Figure 6: Qualitative visualization on Franka Panda: WristWorld maintains superior geometric consistency and wrist-following behavior compared to prior models.

Downstream VLA Performance

Augmenting VLA training data with synthesized wrist-view videos from WristWorld yields measurable improvements. On Calvin, the average task completion length increases by 3.81%, and the anchor–wrist gap is closed by 42.4%. On Franka Panda, task success rates improve by 15.5% on average when using generated wrist views. These results confirm that synthetic wrist-view data provides effective supervisory signals for VLA models, enhancing both perception and control.

Plug-and-Play Extension

WristWorld can be integrated as a plug-in module to existing single-view world models, enabling post-hoc synthesis of wrist-view videos from anchor-view rollouts without requiring wrist-view initialization. This design facilitates scalable multi-view extension and enriches the observation space for downstream tasks.

Ablation Study

Ablation experiments reveal that wrist-view projection and SPC loss are critical for high-quality video generation. Removing either component leads to substantial degradation in temporal coherence and perceptual fidelity, underscoring the necessity of projection-based conditioning and geometric supervision.

Implementation Details

Hardware: 8 × A800 GPUs for both reconstruction and generation stages.
Training: Reconstruction stage (12h pretrain, 6h finetune), generation stage (24h pretrain, 12h finetune), batch size 4, resolution 640×480.
Model Architecture: VGGT backbone with wrist head (3 layers, 8 heads, 1024-dim), DiT with expanded patch embedding (32 channels), VAE for latent encoding, CLIP for semantic conditioning.
Loss Functions: SPC loss for geometric consistency, MSE for reprojection error, negative depth penalty for infeasible projections.
Figure 7: Experimental setup with Franka Panda manipulator and multi-view RealSense cameras, enabling robust perception and manipulation.

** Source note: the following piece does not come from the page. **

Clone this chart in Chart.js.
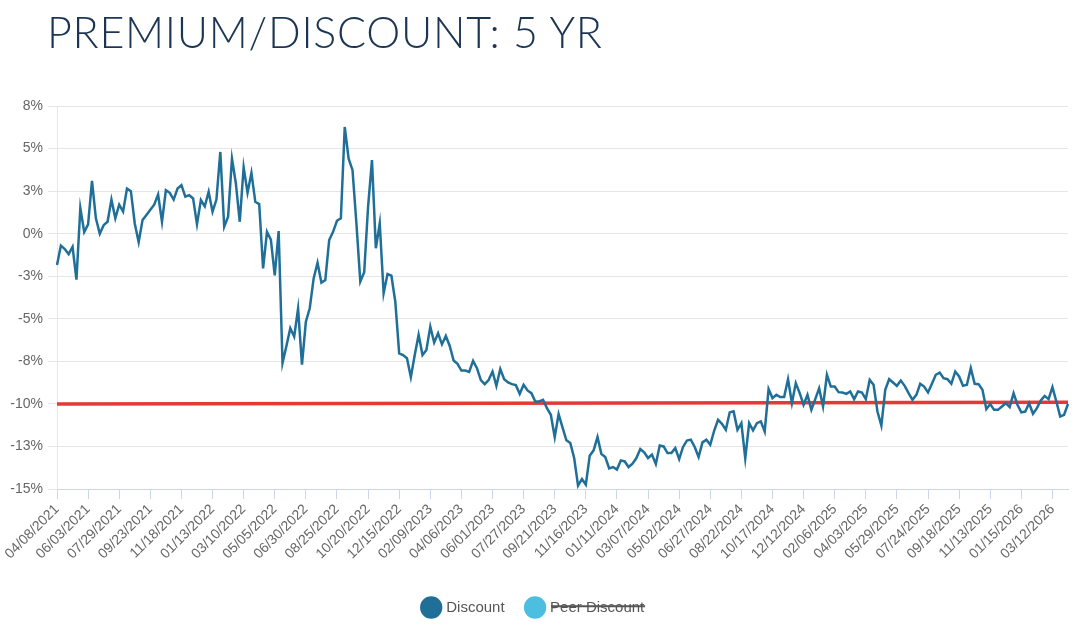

Implications and Future Directions

WristWorld provides a scalable solution for bridging the exocentric–egocentric gap in robotic datasets, enabling the synthesis of wrist-centric views from abundant anchor-view data. This approach reduces the need for costly wrist-view data collection and calibration, and facilitates the development of more robust VLA policies. The framework's plug-and-play design allows seamless integration with existing world models, promoting multi-view generalization and improved manipulation performance.

Future research may explore extending WristWorld to other egocentric perspectives (e.g., finger-tip or tool-mounted cameras), incorporating more advanced geometric priors, and leveraging self-supervised or unsupervised learning for further data efficiency. Additionally, investigating the impact of synthetic wrist-view data on policy transfer and sim-to-real adaptation remains a promising direction.

Conclusion

WristWorld introduces a principled two-stage 4D generative framework for synthesizing wrist-view videos from anchor views, leveraging geometric transformers, projection-based conditioning, and diffusion-based video generation. Empirical results demonstrate strong video generation quality and significant gains in downstream VLA performance. By augmenting datasets with wrist-centric views, WristWorld offers a practical and scalable solution for advancing robotic manipulation and embodied AI.